The change in the optical band gap of the Al-doped ZnO films is mainly affected by two competing phenomena. One is the BM band-filling effect, which leads to a widening (blue shift) of the band gap with increasing carrier concentration. The other is a many-body effect such as the exchange energy due to electronelectron and electron-impurity interactions, which leads to a narrowing (red shift) of the band gap when the electron concentration exceeds the Mott critical value [3]. In our experiment, it was found that the absorption edge shifted to the short wavelength(blue shift) after annealing.

The cut-off behavior at the end of the optical absorption spectrum is determined by direct electronic transition from the valence band to the conduction band.

Figure 13 illustrates the spectra of (a) GaN LED [14], (b) ITO thin film [15] and (c) AZO:H₂ thin film. The AZO:H₂ thin film deposited at a working pressure of 7 mTorr and substrate temperature of 500℃ was annealed at 400℃. The transmission of AZO:H₂ is 92.3% in a wavelength of 470 nm.

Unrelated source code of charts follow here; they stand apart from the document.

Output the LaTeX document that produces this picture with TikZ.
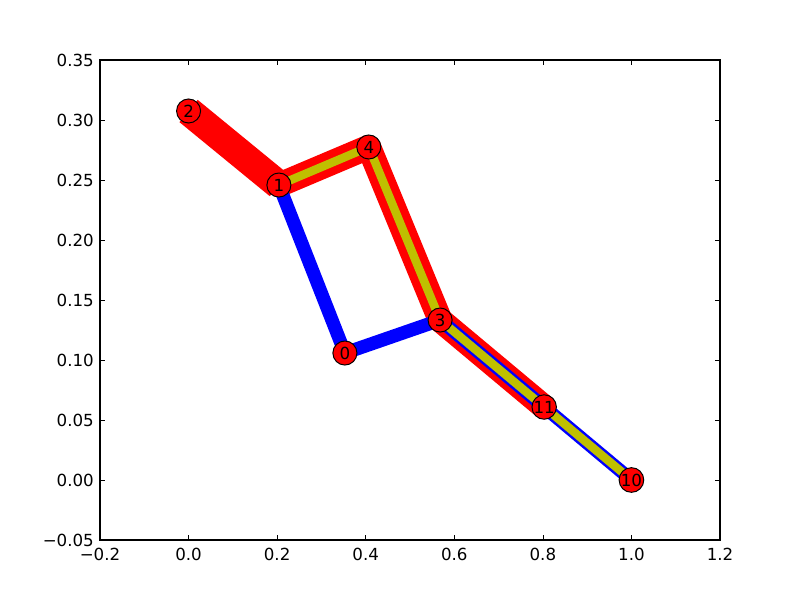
\documentclass[tikz,border=0pt]{standalone}
\usepackage{fontspec}
\setmainfont{DejaVu Sans}
\usetikzlibrary{calc}

\definecolor{olivey}{rgb}{0.75,0.75,0}

\begin{document}
\begin{tikzpicture}[x=11.0714cm,y=30cm,
    vertex/.style={circle,draw=black,line width=0.7pt,fill=red,
      minimum size=17.1pt,inner sep=0pt,font=\fontsize{11.85}{12}\selectfont},
    ticklbl/.style={inner sep=0pt,font=\fontsize{11.85}{12}\selectfont},
    wide/.style={draw=red,line width=20.5pt},
    redline/.style={draw=red,line width=17.5pt},
    blueline/.style={draw=blue,line width=9.5pt},
    yline/.style={draw=olivey,line width=6pt}]
  \useasboundingbox (-0.425806,-0.1) rectangle (1.380645,0.4);

  % node positions
  \coordinate (p0) at (0.353,0.1058);
  \coordinate (p1) at (0.204,0.2458);
  \coordinate (p2) at (0.000,0.3075);
  \coordinate (p3) at (0.568,0.1333);
  \coordinate (p4) at (0.407,0.2775);
  \coordinate (p10) at (1.000,0.0000);
  \coordinate (p11) at (0.803,0.0608);

  % edges
  \draw[wide] (p2) -- (p1);
  \draw[redline] (p1) -- (p4);
  \draw[redline] (p4) -- (p3);
  \draw[redline] (p3) -- (p11);
  \draw[blueline] (p1) -- (p0);
  \draw[blueline] (p0) -- (p3);
  \draw[blueline] (p3) -- (p11);
  \draw[blueline] (p11) -- (p10);
  \draw[yline] (p1) -- (p4);
  \draw[yline] (p4) -- (p3);
  \draw[yline] (p3) -- (p11);
  \draw[yline] (p11) -- (p10);

  % vertices
  \node[vertex] (v0) at (p0) {0};
  \node[vertex] (v1) at (p1) {1};
  \node[vertex] (v2) at (p2) {2};
  \node[vertex] (v3) at (p3) {3};
  \node[vertex] (v4) at (p4) {4};
  \node[vertex] (v10) at (p10) {10};
  \node[vertex] (v11) at (p11) {11};

  % axes
  \foreach \x/\lbl in {-0.2/−0.2,0.0/0.0,0.2/0.2,0.4/0.4,0.6/0.6,0.8/0.8,1.0/1.0,1.2/1.2} {
    \draw[line width=0.5pt] (\x,-0.05) -- ++(0,3.9pt);
    \draw[line width=0.5pt] (\x,0.35) -- ++(0,-3.9pt);
    \node[ticklbl,anchor=north] at ($(\x,-0.05)+(0,-5.7pt)$) {\lbl};
  }
  \foreach \y/\lbl in {-0.05/−0.05,0.00/0.00,0.05/0.05,0.10/0.10,0.15/0.15,
      0.20/0.20,0.25/0.25,0.30/0.30,0.35/0.35} {
    \draw[line width=0.5pt] (-0.2,\y) -- ++(3.9pt,0);
    \draw[line width=0.5pt] (1.2,\y) -- ++(-3.9pt,0);
    \node[ticklbl,anchor=east] at ($(-0.2,\y)+(-4.2pt,0)$) {\lbl};
  }
  \draw[line width=0.9pt] (-0.2,-0.05) rectangle (1.2,0.35);
\end{tikzpicture}
\end{document}
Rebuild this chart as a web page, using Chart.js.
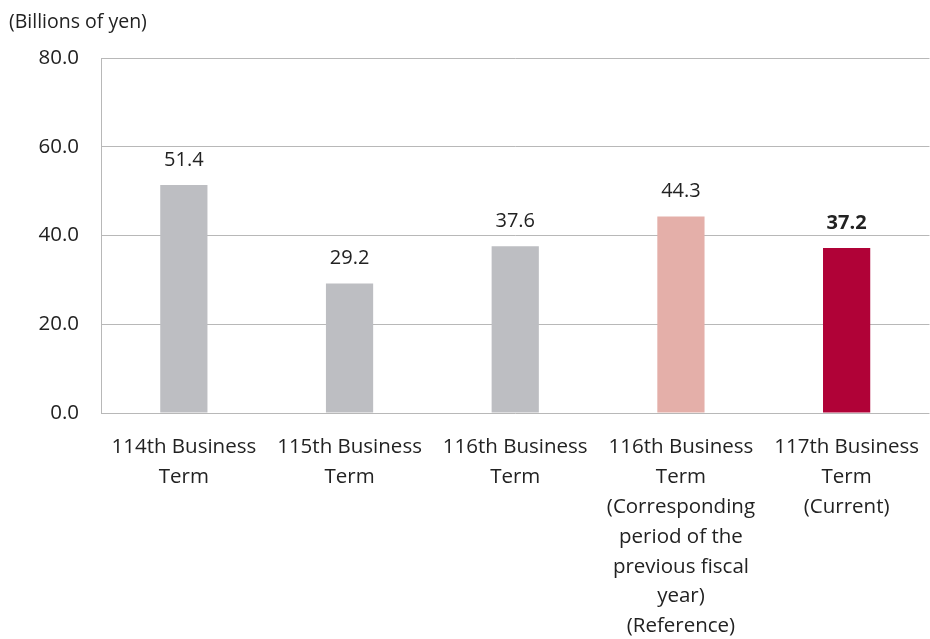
<!DOCTYPE html>
<html lang="en">
  <head>
    <meta charset="UTF-8" />
    <title>Business term chart</title>
    <style>
      * {
        margin: 0;
        padding: 0;
        box-sizing: border-box;
      }
      body {
        background-color: #ffffff;
      }
    </style>
  </head>
  <body>
    <canvas id="chart" width="930" height="639"></canvas>

    <script src="https://cdn.jsdelivr.net/npm/chart.js"></script>
    <script>
      const categories = [
        ["114th Business", "Term"],
        ["115th Business", "Term"],
        ["116th Business", "Term"],
        ["116th Business", "Term", "(Corresponding", "period of the", "previous fiscal", "year)", "(Reference)"],
        ["117th Business", "Term", "(Current)"],
      ];
      const values = [51.4, 29.2, 37.6, 44.3, 37.2];
      const barColors = ["#bdbec2", "#bdbec2", "#bdbec2", "#e4afa9", "#b00237"];
      const yTicks = [0, 20, 40, 60, 80];

      const fontFamily = "'Open Sans', sans-serif";

      // value labels above bars, last one bold
      const valueLabels = {
        id: "valueLabels",
        afterDatasetsDraw(chart) {
          const ctx = chart.ctx;
          const meta = chart.getDatasetMeta(0);
          ctx.save();
          ctx.fillStyle = "#222";
          ctx.textAlign = "center";
          ctx.textBaseline = "middle";
          meta.data.forEach((bar, i) => {
            const bold = i === values.length - 1 ? "bold " : "";
            ctx.font = bold + "20px " + fontFamily;
            ctx.fillText(values[i].toFixed(1), bar.x, bar.y - 25);
          });
          ctx.restore();
        },
      };

      // unit caption top-left
      const unitCaption = {
        id: "unitCaption",
        afterDraw(chart) {
          const ctx = chart.ctx;
          ctx.save();
          ctx.fillStyle = "#222";
          ctx.font = "19.5px " + fontFamily;
          ctx.textAlign = "left";
          ctx.textBaseline = "middle";
          ctx.fillText("(Billions of yen)", 9, 22);
          ctx.restore();
        },
      };

      const chart = new Chart(document.getElementById("chart").getContext("2d"), {
        type: "bar",
        data: {
          labels: categories,
          datasets: [
            {
              data: values,
              backgroundColor: barColors,
              barPercentage: 0.57,
              categoryPercentage: 0.5,
            },
          ],
        },
        options: {
          responsive: false,
          animation: false,
          layout: { padding: { top: 58, right: -6, bottom: 0, left: 0 } },
          plugins: {
            legend: { display: false },
            tooltip: { enabled: false },
          },
          scales: {
            x: {
              grid: { display: false },
              border: { display: false },
              ticks: {
                color: "#222",
                font: { family: fontFamily, size: 20.5, lineHeight: 1.46 },
                padding: 11,
                maxRotation: 0,
                autoSkip: false,
              },
              afterFit(scale) {
                scale.height = 226;
              },
            },
            y: {
              min: 0,
              max: 80,
              afterBuildTicks(scale) {
                scale.ticks = yTicks.map((v) => ({ value: v }));
              },
              grid: { color: "#b8b8b8", lineWidth: 1, drawTicks: false },
              border: { display: true, color: "#b8b8b8" },
              ticks: {
                color: "#222",
                font: { family: fontFamily, size: 20.5 },
                padding: 22,
                callback: (v) => Number(v).toFixed(1),
              },
              afterFit(scale) {
                scale.width = 101;
              },
            },
          },
        },
        plugins: [valueLabels, unitCaption],
      });
    </script>
  </body>
</html>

This is much higher than that of ITO (T = 79%), suggesting that the use of the AZO:H₂ thin film can improve the light extraction efficiency for a GaN LED and it is suitable for this intended application.

This study has been intended to determine the optimal process conditions for a AZO:H₂ thin film for maximization of the transmittance of the Blue GaN LED with the wavelength of 470 nm. The AZO:H₂ thin films were fabricated through an RF magnetron sputtering system using a AZO (2 wt% Al₂O₃) ceramic target. The optimal process conditions were found to be a substrate temperature of 500℃ (T = 86.7%), a working pressure of 7 mTorr(T = 87%) and an annealing temperature of 400℃ (T = 92.3%). The resistivity and transmittance at the optimal process conditions of the AZO:H₂ thin film are 4.774 × 10-4 Ωcm and 92% at the wavelength of 470 nm. This result showed that the transmittance of the AZO:H₂ thin film was improved by approximately 13%compared with an ITO thin film (T = 79%) at the wavelength of 470 nm. These results imply that the use of an AZO:H₂ electrode with the optimal process conditions can improve light extraction efficiency of the GaN LED with a wavelength of 470 nm.